====== Data supplied ======

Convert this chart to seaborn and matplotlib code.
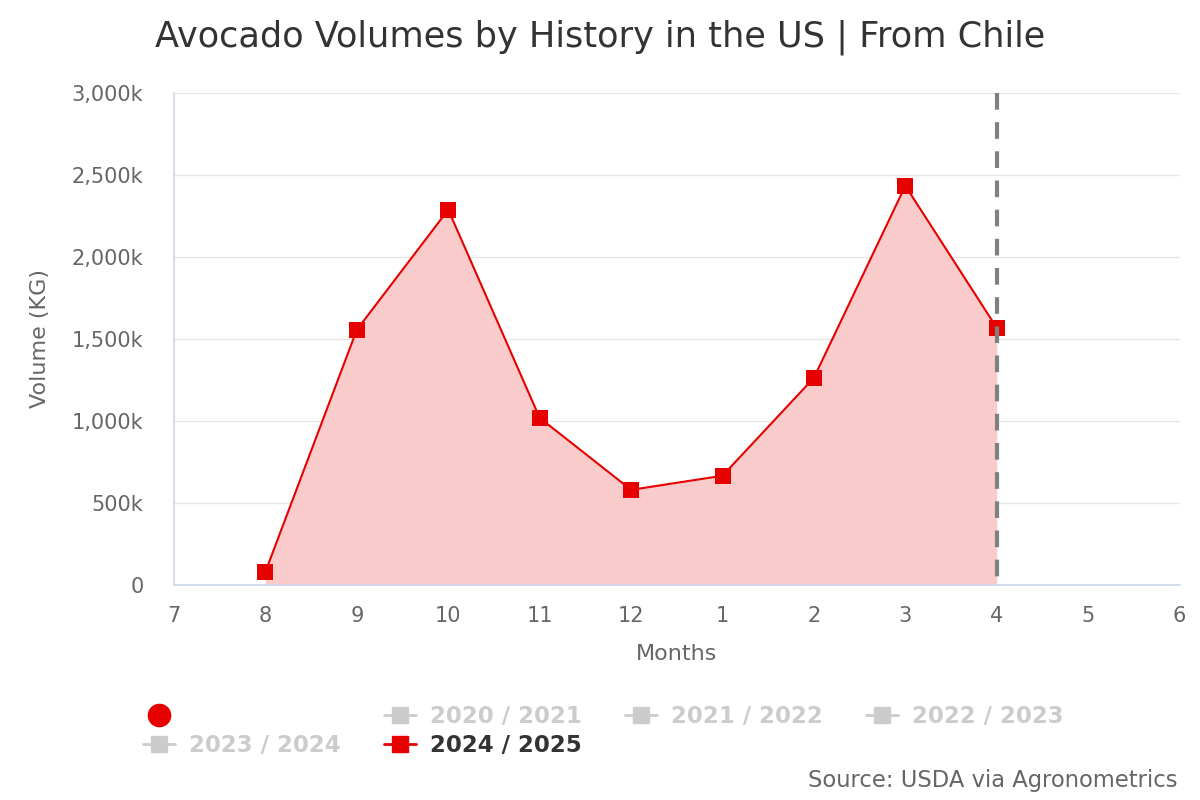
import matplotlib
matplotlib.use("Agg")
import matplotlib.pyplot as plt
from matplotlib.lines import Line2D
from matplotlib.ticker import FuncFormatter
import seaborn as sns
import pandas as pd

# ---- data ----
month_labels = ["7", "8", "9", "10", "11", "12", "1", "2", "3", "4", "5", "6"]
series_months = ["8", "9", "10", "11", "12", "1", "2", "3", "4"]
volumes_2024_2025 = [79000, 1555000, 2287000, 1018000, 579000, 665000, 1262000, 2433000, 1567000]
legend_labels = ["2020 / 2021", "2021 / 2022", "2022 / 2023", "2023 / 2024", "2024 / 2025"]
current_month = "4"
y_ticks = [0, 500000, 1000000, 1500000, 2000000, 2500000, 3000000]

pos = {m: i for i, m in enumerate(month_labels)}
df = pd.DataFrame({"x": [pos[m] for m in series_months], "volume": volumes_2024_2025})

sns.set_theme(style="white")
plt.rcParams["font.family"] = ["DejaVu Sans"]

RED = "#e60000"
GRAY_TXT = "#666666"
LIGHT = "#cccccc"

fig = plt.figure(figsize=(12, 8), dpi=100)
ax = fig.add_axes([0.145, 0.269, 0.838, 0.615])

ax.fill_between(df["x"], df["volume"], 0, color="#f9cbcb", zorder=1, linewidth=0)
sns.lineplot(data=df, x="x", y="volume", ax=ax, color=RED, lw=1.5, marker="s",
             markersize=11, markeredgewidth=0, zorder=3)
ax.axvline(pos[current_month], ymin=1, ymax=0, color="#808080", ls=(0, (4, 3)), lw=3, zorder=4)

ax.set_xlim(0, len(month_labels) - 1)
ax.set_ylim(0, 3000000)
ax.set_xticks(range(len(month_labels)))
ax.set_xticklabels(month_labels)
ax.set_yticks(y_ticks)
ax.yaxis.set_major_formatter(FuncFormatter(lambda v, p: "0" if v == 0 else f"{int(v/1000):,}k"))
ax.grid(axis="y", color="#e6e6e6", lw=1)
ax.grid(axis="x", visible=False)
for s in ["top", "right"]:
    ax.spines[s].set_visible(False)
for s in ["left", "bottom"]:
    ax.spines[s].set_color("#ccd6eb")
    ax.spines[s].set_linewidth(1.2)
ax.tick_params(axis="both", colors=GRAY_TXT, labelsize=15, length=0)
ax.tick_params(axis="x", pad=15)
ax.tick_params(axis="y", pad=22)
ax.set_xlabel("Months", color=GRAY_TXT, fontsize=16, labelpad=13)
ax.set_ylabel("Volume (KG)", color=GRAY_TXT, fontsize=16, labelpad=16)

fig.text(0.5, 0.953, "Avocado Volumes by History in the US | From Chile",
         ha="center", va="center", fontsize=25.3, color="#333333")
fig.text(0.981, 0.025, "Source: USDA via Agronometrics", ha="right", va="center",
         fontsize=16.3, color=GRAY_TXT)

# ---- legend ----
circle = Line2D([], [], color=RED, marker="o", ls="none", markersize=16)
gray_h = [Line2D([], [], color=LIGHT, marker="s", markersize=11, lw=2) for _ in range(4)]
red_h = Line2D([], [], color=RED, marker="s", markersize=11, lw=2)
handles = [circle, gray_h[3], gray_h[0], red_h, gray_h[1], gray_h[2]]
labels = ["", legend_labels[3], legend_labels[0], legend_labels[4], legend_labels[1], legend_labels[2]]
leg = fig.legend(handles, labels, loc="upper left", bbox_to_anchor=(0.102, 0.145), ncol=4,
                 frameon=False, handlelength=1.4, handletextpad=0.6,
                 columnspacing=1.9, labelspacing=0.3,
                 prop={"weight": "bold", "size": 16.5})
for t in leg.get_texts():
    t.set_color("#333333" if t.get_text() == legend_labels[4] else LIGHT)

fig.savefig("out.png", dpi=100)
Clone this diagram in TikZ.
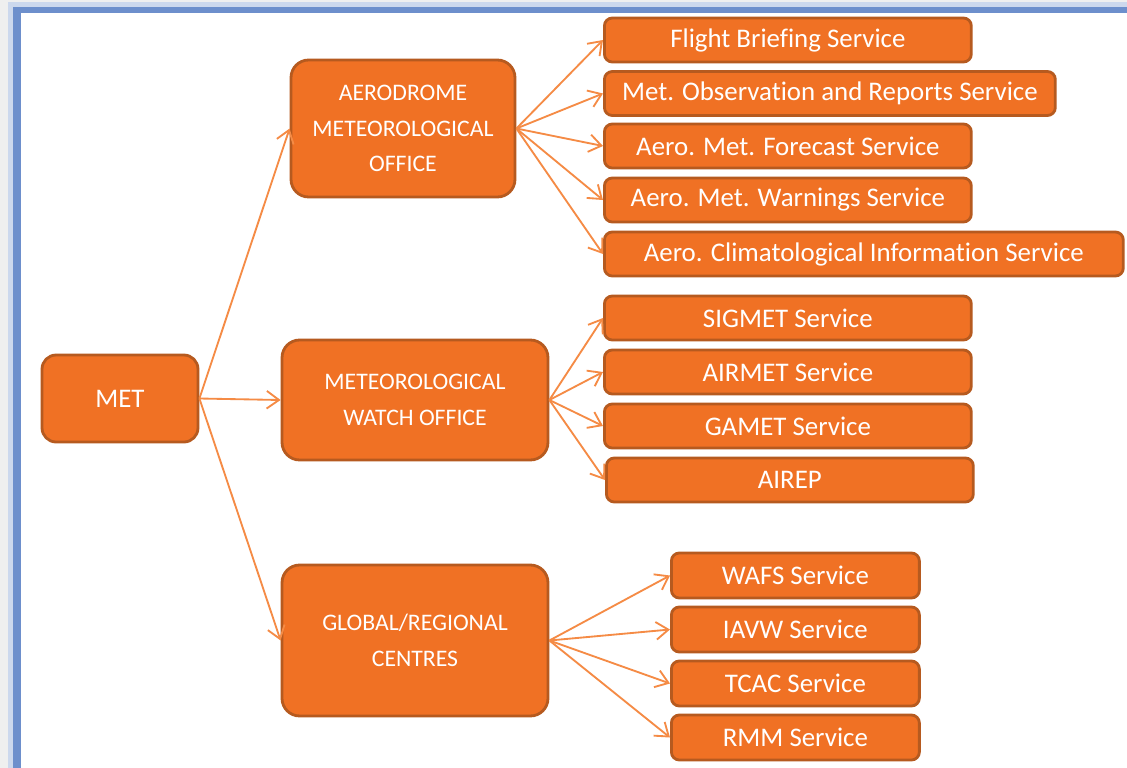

======

## Brief
The records above are to be reproduced exactly; the pictures are to be left out.

## Exercise output
Convert this chart to seaborn and matplotlib code.
import matplotlib
matplotlib.use("Agg")
import matplotlib.pyplot as plt
from matplotlib.lines import Line2D
from matplotlib.ticker import FuncFormatter
import seaborn as sns
import pandas as pd

# ---- data ----
month_labels = ["7", "8", "9", "10", "11", "12", "1", "2", "3", "4", "5", "6"]
series_months = ["8", "9", "10", "11", "12", "1", "2", "3", "4"]
volumes_2024_2025 = [79000, 1555000, 2287000, 1018000, 579000, 665000, 1262000, 2433000, 1567000]
legend_labels = ["2020 / 2021", "2021 / 2022", "2022 / 2023", "2023 / 2024", "2024 / 2025"]
current_month = "4"
y_ticks = [0, 500000, 1000000, 1500000, 2000000, 2500000, 3000000]

pos = {m: i for i, m in enumerate(month_labels)}
df = pd.DataFrame({"x": [pos[m] for m in series_months], "volume": volumes_2024_2025})

sns.set_theme(style="white")
plt.rcParams["font.family"] = ["DejaVu Sans"]

RED = "#e60000"
GRAY_TXT = "#666666"
LIGHT = "#cccccc"

fig = plt.figure(figsize=(12, 8), dpi=100)
ax = fig.add_axes([0.145, 0.269, 0.838, 0.615])

ax.fill_between(df["x"], df["volume"], 0, color="#f9cbcb", zorder=1, linewidth=0)
sns.lineplot(data=df, x="x", y="volume", ax=ax, color=RED, lw=1.5, marker="s",
             markersize=11, markeredgewidth=0, zorder=3)
ax.axvline(pos[current_month], ymin=1, ymax=0, color="#808080", ls=(0, (4, 3)), lw=3, zorder=4)

ax.set_xlim(0, len(month_labels) - 1)
ax.set_ylim(0, 3000000)
ax.set_xticks(range(len(month_labels)))
ax.set_xticklabels(month_labels)
ax.set_yticks(y_ticks)
ax.yaxis.set_major_formatter(FuncFormatter(lambda v, p: "0" if v == 0 else f"{int(v/1000):,}k"))
ax.grid(axis="y", color="#e6e6e6", lw=1)
ax.grid(axis="x", visible=False)
for s in ["top", "right"]:
    ax.spines[s].set_visible(False)
for s in ["left", "bottom"]:
    ax.spines[s].set_color("#ccd6eb")
    ax.spines[s].set_linewidth(1.2)
ax.tick_params(axis="both", colors=GRAY_TXT, labelsize=15, length=0)
ax.tick_params(axis="x", pad=15)
ax.tick_params(axis="y", pad=22)
ax.set_xlabel("Months", color=GRAY_TXT, fontsize=16, labelpad=13)
ax.set_ylabel("Volume (KG)", color=GRAY_TXT, fontsize=16, labelpad=16)

fig.text(0.5, 0.953, "Avocado Volumes by History in the US | From Chile",
         ha="center", va="center", fontsize=25.3, color="#333333")
fig.text(0.981, 0.025, "Source: USDA via Agronometrics", ha="right", va="center",
         fontsize=16.3, color=GRAY_TXT)

# ---- legend ----
circle = Line2D([], [], color=RED, marker="o", ls="none", markersize=16)
gray_h = [Line2D([], [], color=LIGHT, marker="s", markersize=11, lw=2) for _ in range(4)]
red_h = Line2D([], [], color=RED, marker="s", markersize=11, lw=2)
handles = [circle, gray_h[3], gray_h[0], red_h, gray_h[1], gray_h[2]]
labels = ["", legend_labels[3], legend_labels[0], legend_labels[4], legend_labels[1], legend_labels[2]]
leg = fig.legend(handles, labels, loc="upper left", bbox_to_anchor=(0.102, 0.145), ncol=4,
                 frameon=False, handlelength=1.4, handletextpad=0.6,
                 columnspacing=1.9, labelspacing=0.3,
                 prop={"weight": "bold", "size": 16.5})
for t in leg.get_texts():
    t.set_color("#333333" if t.get_text() == legend_labels[4] else LIGHT)

fig.savefig("out.png", dpi=100)
Clone this diagram in TikZ.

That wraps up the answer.